WHAT TO PRODUCE
Extract word for word the lines of the listing from its start to the line holding "3.5 – Articolazione", both ends kept; pictures are not part of the copy.

** Start **

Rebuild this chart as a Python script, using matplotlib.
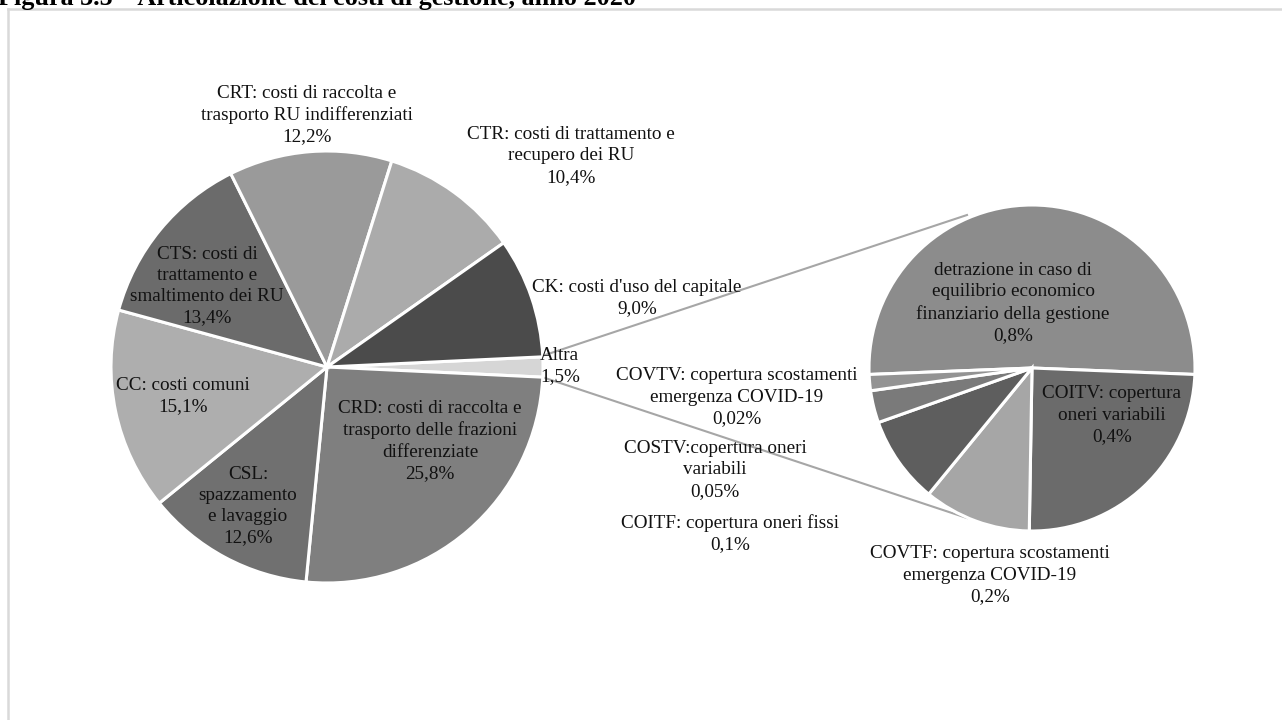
import matplotlib
matplotlib.use("Agg")
import matplotlib.pyplot as plt
from matplotlib.lines import Line2D

plt.rcParams['font.family'] = ['Liberation Serif', 'DejaVu Serif']

# ---------------- data ----------------
title = "Figura 3.5 – Articolazione dei costi di gestione, anno 2020"

main_labels = ["Altra",
               "CRD: costi di raccolta e\ntrasporto delle frazioni\ndifferenziate",
               "CSL:\nspazzamento\ne lavaggio",
               "CC: costi comuni",
               "CTS: costi di\ntrattamento e\nsmaltimento dei RU",
               "CRT: costi di raccolta e\ntrasporto RU indifferenziati",
               "CTR: costi di trattamento e\nrecupero dei RU",
               "CK: costi d'uso del capitale"]
main_values = [1.5, 25.8, 12.6, 15.1, 13.4, 12.2, 10.4, 9.0]
main_colors = ["#d6d6d6", "#7f7f7f", "#707070", "#aeaeae", "#6b6b6b",
               "#9a9a9a", "#ababab", "#4b4b4b"]

sub_labels = ["detrazione in caso di\nequilibrio economico\nfinanziario della gestione",
              "COITV: copertura\noneri variabili",
              "COVTF: copertura scostamenti\nemergenza COVID-19",
              "COITF: copertura oneri fissi",
              "COSTV:copertura oneri\nvariabili",
              "COVTV: copertura scostamenti\nemergenza COVID-19"]
sub_values = [0.77, 0.37, 0.16, 0.13, 0.048, 0.024]
sub_decimals = [1, 1, 1, 1, 2, 2]
sub_colors = ["#8c8c8c", "#6b6b6b", "#a6a6a6", "#5e5e5e", "#7a7a7a", "#939393"]

# ---------------- layout (pixel coords, origin bottom-left) ----------------
W, H = 1282, 720
fig = plt.figure(figsize=(W / 100, H / 100), dpi=100)
ax = fig.add_axes([0, 0, 1, 1])
ax.set_xlim(0, W)
ax.set_ylim(0, H)
ax.set_aspect('equal')
ax.axis('off')

def Y(y_img):
    return H - y_img

main_c = (327, Y(367))
main_r = 216
sub_c = (1032, Y(368))
sub_r = 163

main_total = sum(main_values)
start_main = main_values[0] / main_total * 360 / 2
ax.pie(main_values, colors=main_colors, center=main_c, radius=main_r,
       startangle=start_main, counterclock=False,
       wedgeprops=dict(edgecolor='white', linewidth=2.2), frame=True)

sub_total = sum(sub_values)
start_sub = 90 + sub_values[0] / sub_total * 180
ax.pie(sub_values, colors=sub_colors, center=sub_c, radius=sub_r,
       startangle=start_sub, counterclock=False,
       wedgeprops=dict(edgecolor='white', linewidth=2.2), frame=True)

ax.set_xlim(0, W)
ax.set_ylim(0, H)
ax.axis('off')

# connector lines
ax.plot([545, 967], [Y(355), Y(215)], color='#a6a6a6', lw=1.5, zorder=0.5)
ax.plot([545, 967], [Y(378), Y(518)], color='#a6a6a6', lw=1.5, zorder=0.5)

def fmt(v, d):
    return f"{v:.{d}f}".replace('.', ',') + "%"

fs = 13.8
ls = 1.33
main_pos = [(560, 366), (430, 441), (248, 506), (183, 396), (207, 286),
            (307, 115), (571, 156), (637, 298)]
for lab, v, (x, y) in zip(main_labels, main_values, main_pos):
    ax.text(x, Y(y), lab + "\n" + fmt(v, 1), ha='center', va='center',
            fontsize=fs, linespacing=ls, color='#111111', zorder=5,
            multialignment='center' if lab != "Altra" else 'left')

sub_pos = [(1013, 303), (1112, 415), (990, 575), (730, 534), (715, 470),
           (737, 397)]
for lab, v, d, (x, y) in zip(sub_labels, sub_values, sub_decimals, sub_pos):
    ax.text(x, Y(y), lab + "\n" + fmt(v, d), ha='center', va='center',
            fontsize=fs, linespacing=ls, color='#111111', zorder=5)

# chart frame (partially visible)
ax.add_line(Line2D([8, W], [Y(9), Y(9)], color='#d9d9d9', lw=1.8))
ax.add_line(Line2D([8, 8], [Y(9), 0], color='#d9d9d9', lw=1.8))

# title (cut at top)
ax.text(-2, Y(5), title, ha='left', va='baseline', fontsize=18.8,
        fontweight='bold', color='black')

fig.savefig("out.png", dpi=100)
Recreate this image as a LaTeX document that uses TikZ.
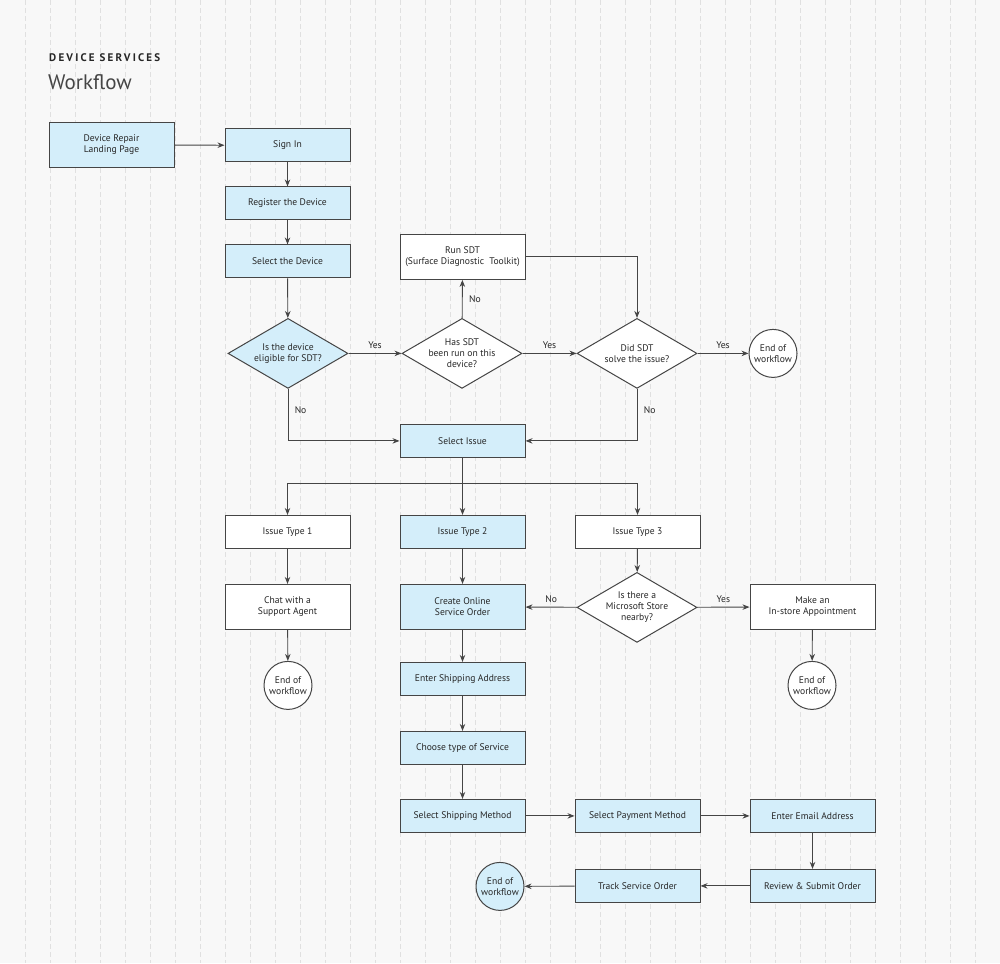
\documentclass[tikz,border=0pt]{standalone}
\usepackage{fontspec}
\setmainfont{PT Sans}
\usepackage{tikz}
\usetikzlibrary{shapes.geometric, arrows.meta}
\definecolor{paper}{HTML}{F8F8F8}
\definecolor{gridgray}{HTML}{E0E0E0}
\definecolor{boxblue}{HTML}{D4EEFA}
\definecolor{ink}{HTML}{454545}
\definecolor{txt}{HTML}{262626}

\begin{document}
\begin{tikzpicture}[x=1pt,y=-1pt,font=\fontsize{9.6}{11.2}\selectfont,text=txt]
    \tikzstyle{stepbox}=[rectangle,draw=ink,line width=1pt,fill=white,minimum width=125pt,minimum height=33pt,align=center,inner sep=2pt]
    \tikzstyle{tallbox}=[stepbox,minimum height=45pt]
    \tikzstyle{decision}=[diamond,draw=ink,line width=1pt,fill=white,minimum width=120pt,minimum height=70pt,aspect=1.7,inner sep=-6pt,align=center]
    \tikzstyle{stop}=[circle,draw=ink,line width=1pt,fill=white,minimum size=48pt,inner sep=0pt,align=center]
    \tikzstyle{blue}=[fill=boxblue]
    \tikzstyle{link}=[draw=ink,line width=0.9pt,-{Stealth[length=7pt,width=5.5pt]}]

    % page and guide lines
    \fill[paper] (0,0) rectangle (1000,963);
    \foreach \x in {25,50,...,975}
        \draw[gridgray,line width=0.8pt,dash pattern=on 5pt off 3pt] (\x,0) -- (\x,963);
    \useasboundingbox (0,0) rectangle (1000,963);

    \node (kicker)[anchor=west,inner sep=0pt] at (49,57)
        {\fontsize{11}{13}\selectfont\bfseries\addfontfeatures{LetterSpace=20}DEVICE SERVICES};
    \node (title)[anchor=west,inner sep=0pt,text=ink] at (48,82)
        {\fontsize{21}{25}\selectfont Workflow};

    % upper part
    \node (land)[tallbox,blue] at (111.5,144.5) {Device Repair\\Landing Page};
    \node (signin)[stepbox,blue] at (287.5,145) {Sign In};
    \node (register)[stepbox,blue] at (287.5,203) {Register the Device};
    \node (device)[stepbox,blue] at (287.5,261) {Select the Device};
    \node (eligible)[decision,blue] at (288,353) {Is the device\\eligible for SDT?};
    \node (hassdt)[decision] at (462,353) {Has SDT\\been run on this\\device?};
    \node (runsdt)[tallbox] at (462.5,256.5) {Run SDT\\(Surface Diagnostic~ Toolkit)};
    \node (solved)[decision] at (637,353) {Did SDT\\solve the issue?};
    \node (endA)[stop] at (773,353) {End of\\workflow};
    \node (issue)[stepbox,blue] at (462.5,440.5) {Select Issue};

    % issue types
    \coordinate (split) at (462.5,483);
    \node (typeA)[stepbox] at (287.5,531.5) {Issue Type 1};
    \node (typeB)[stepbox,blue] at (462.5,531.5) {Issue Type 2};
    \node (typeC)[stepbox] at (637.5,531.5) {Issue Type 3};
    \node (chat)[tallbox] at (287.5,606.5) {Chat with a\\Support Agent};
    \node (endB)[stop] at (288,685) {End of\\workflow};
    \node (online)[tallbox,blue] at (462.5,606.5) {Create Online\\Service Order};
    \node (store)[decision] at (637,607) {Is there a\\Microsoft Store\\nearby?};
    \node (instore)[tallbox] at (812.5,606.5) {Make an\\In-store Appointment};
    \node (endC)[stop] at (812,685) {End of\\workflow};

    % online order
    \node (address)[stepbox,blue] at (462.5,678.5) {Enter Shipping Address};
    \node (service)[stepbox,blue] at (462.5,747.5) {Choose type of Service};
    \node (shipping)[stepbox,blue] at (462.5,815.5) {Select Shipping Method};
    \node (payment)[stepbox,blue] at (637.5,815.5) {Select Payment Method};
    \node (email)[stepbox,blue] at (812.5,815.5) {Enter Email Address};
    \node (review)[stepbox,blue] at (812.5,885.5) {Review \& Submit Order};
    \node (track)[stepbox,blue] at (637.5,885.5) {Track Service Order};
    \node (endD)[stop,blue] at (500,886) {End of\\workflow};

    \draw[link] (land) -- (signin);
    \draw[link] (signin) -- (register);
    \draw[link] (register) -- (device);
    \draw[link] (device) -- (eligible);
    \draw[link] (eligible) -- node[above=1pt] {Yes} (hassdt);
    \draw[link] (eligible.south) |- node[pos=0.2,right=3pt] {No} (issue.west);
    \draw[link] (hassdt) -- node[right=3pt] {No} (runsdt);
    \draw[link] (hassdt) -- node[above=1pt] {Yes} (solved);
    \draw[link] (runsdt.east) -| (solved.north);
    \draw[link] (solved) -- node[above=1pt] {Yes} (endA);
    \draw[link] (solved.south) |- node[pos=0.2,right=3pt] {No} (issue.east);
    \draw[draw=ink,line width=0.9pt] (issue) -- (split);
    \draw[link] (split) -| (typeA);
    \draw[link] (split) -- (typeB);
    \draw[link] (split) -| (typeC);
    \draw[link] (typeA) -- (chat);
    \draw[link] (chat) -- (endB);
    \draw[link] (typeB) -- (online);
    \draw[link] (typeC) -- (store);
    \draw[link] (store) -- node[above=1pt] {No} (online);
    \draw[link] (store) -- node[above=1pt] {Yes} (instore);
    \draw[link] (instore) -- (endC);
    \draw[link] (online) -- (address);
    \draw[link] (address) -- (service);
    \draw[link] (service) -- (shipping);
    \draw[link] (shipping) -- (payment);
    \draw[link] (payment) -- (email);
    \draw[link] (email) -- (review);
    \draw[link] (review) -- (track);
    \draw[link] (track) -- (endD);
\end{tikzpicture}
\end{document}
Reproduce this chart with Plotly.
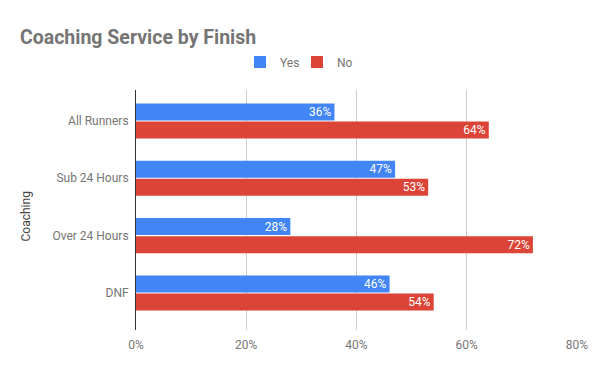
import plotly.graph_objects as go

categories = ["All Runners", "Sub 24 Hours", "Over 24 Hours", "DNF"]
yes_values = [36, 47, 28, 46]
no_values = [64, 53, 72, 54]
x_ticks = [0, 20, 40, 60, 80]

BLUE = "#4285F4"
RED = "#DB4437"
GRAY = "#757575"
FONT = "Roboto"

# page body has an 8px margin, so the figure is laid out 8px smaller
W, H = 592, 363
L, R = 128, 17
PW = W - L - R

fig = go.Figure()
for name, vals, col in (("Yes", yes_values, BLUE), ("No", no_values, RED)):
    fig.add_trace(go.Bar(
        y=categories, x=vals, name=name, orientation="h",
        marker=dict(color=col, line=dict(width=0)),
        text=[f"{v}%" for v in vals], textposition="inside",
        insidetextanchor="end", textangle=0, constraintext="none",
        textfont=dict(color="white", size=12, family=FONT),
    ))

fig.update_layout(
    width=W, height=H,
    margin=dict(l=L, r=R, t=82, b=41),
    paper_bgcolor="white", plot_bgcolor="white",
    font=dict(family=FONT, color=GRAY, size=12),
    barmode="group", bargap=0.37, bargroupgap=0.06,
    uniformtext=dict(minsize=12, mode="show"),
    title=dict(text="<b>Coaching Service by Finish</b>", x=12/W, xref="container",
               xanchor="left", y=1-29/H, yref="container", yanchor="middle",
               font=dict(size=19.5, color=GRAY, family=FONT)),
    legend=dict(orientation="h", x=289/W, xref="container", xanchor="center",
                y=1-54/H, yref="container", yanchor="middle",
                font=dict(size=12, color=GRAY), itemwidth=30, entrywidth=12),
    xaxis=dict(range=[0, 80], tickvals=x_ticks, ticktext=[f"{t}%" for t in x_ticks],
               showgrid=True, gridcolor="#CCCCCC", gridwidth=1,
               zeroline=False, showline=False, ticks="", ticklabelstandoff=6,
               tickfont=dict(size=12, color=GRAY)),
    yaxis=dict(range=[3.646, -0.54], showgrid=False, zeroline=False,
               showline=True, linecolor="#333333", linewidth=1, ticks="",
               tickfont=dict(size=12, color=GRAY), ticklabelstandoff=4),
    annotations=[dict(text="Coaching", textangle=-90, x=(17-L)/PW, xref="paper",
                      y=0.475, yref="paper", showarrow=False, xanchor="center",
                      yanchor="middle", font=dict(size=12, color="#444444"))],
    showlegend=True,
)

fig.write_html("out.html")
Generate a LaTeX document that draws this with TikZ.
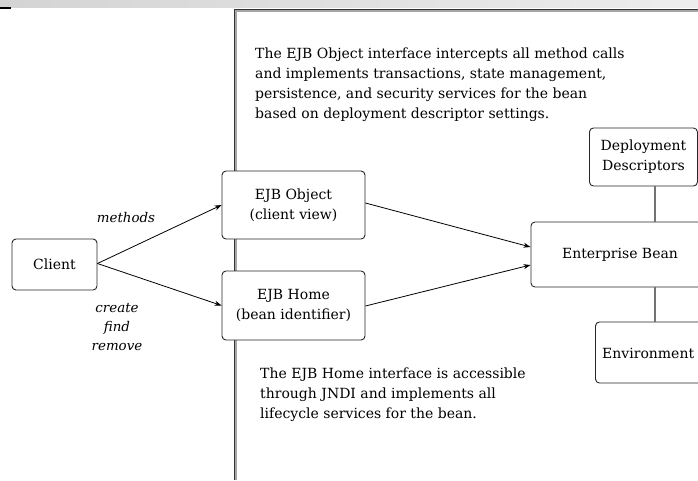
\documentclass[tikz,border=0pt]{standalone}
\usepackage{fontspec}
\setmainfont{DejaVu Serif}
\usetikzlibrary{arrows.meta,calc}
\begin{document}
\begin{tikzpicture}[x=1pt,y=-1pt,
  box/.style={draw=black!85,line width=0.9pt,rounded corners=4pt,fill=white,inner sep=0pt,align=center,font=\fontsize{14}{20}\selectfont},
  arr/.style={draw=black,line width=0.8pt,-{Stealth[length=7pt,width=5pt]}},
  link/.style={draw=black!55,line width=1.4pt},
  note/.style={anchor=north west,align=left,inner sep=0pt,font=\fontsize{14}{20}\selectfont},
  lbl/.style={inner sep=0pt,align=center,font=\itshape\fontsize{13.4}{19}\selectfont},
  frame/.style={draw=black!80,line width=1.3pt}]
\useasboundingbox (0,0) rectangle (698,480);
\clip (0,0) rectangle (698,480);
\shade[left color=black!17,right color=black!7] (0,0) rectangle (698,7.5);
\draw[line width=1.5pt] (0,8) -- (11,8);
% frame
\draw[draw=black!35,line width=3pt] (235.5,480) -- (235.5,10.5) -- (698,10.5);
\draw[frame] (234.5,480) -- (234.5,9.8) -- (698,9.8);
% nodes
\node[box,minimum width=85,minimum height=51] (cl) at (54.5,264.5) {Client};
\node[box,minimum width=143,minimum height=68] (obj) at (293.5,205) {EJB Object\\(client view)};
\node[box,minimum width=143,minimum height=69] (home) at (293.5,305.5) {EJB Home\\(bean identifier)};
\node[box,minimum width=180,minimum height=65,anchor=west] (eb) at (530.5,254.5) {};
\node[inner sep=0pt,font=\fontsize{14}{20}\selectfont] (ebt) at (620,255) {Enterprise Bean};
\node[box,minimum width=108,minimum height=58,anchor=west] (dd) at (589,157) {Deployment\\Descriptors};
\node[box,minimum width=120,minimum height=61,anchor=west] (env) at (595,352.5) {};
\node[inner sep=0pt,anchor=west,font=\fontsize{14}{20}\selectfont] (envt) at (602,353) {Environment};
% links
\draw[link] (655,186) -- (655,222);
\draw[link] (655,287) -- (655,322);
% arrows
\coordinate (clo) at ($(cl.east)+(0,-1)$);
\draw[arr] (clo) -- (obj.west);
\draw[arr] (clo) -- (home.west);
\draw[arr] ($(obj.east)+(0,-2)$) -- ($(eb.west)+(0,-7.5)$);
\draw[arr] ($(home.east)+(0,0.5)$) -- ($(eb.west)+(0,10.5)$);
% labels
\node[lbl] (m) at (126,217) {methods};
\node[lbl] (cfr) at (117,327) {create\\find\\remove};
% notes
\node[note] (n1) at (255,48) {The EJB Object interface intercepts all method calls\\and implements transactions, state management,\\persistence, and security services for the bean\\based on deployment descriptor settings.};
\node[note] (n2) at (260,368) {The EJB Home interface is accessible\\through JNDI and implements all\\lifecycle services for the bean.};
\end{tikzpicture}
\end{document}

** End **

THE REPLY
Rebuild this chart as a Python script, using matplotlib.
import matplotlib
matplotlib.use("Agg")
import matplotlib.pyplot as plt
from matplotlib.lines import Line2D

plt.rcParams['font.family'] = ['Liberation Serif', 'DejaVu Serif']

# ---------------- data ----------------
title = "Figura 3.5 – Articolazione dei costi di gestione, anno 2020"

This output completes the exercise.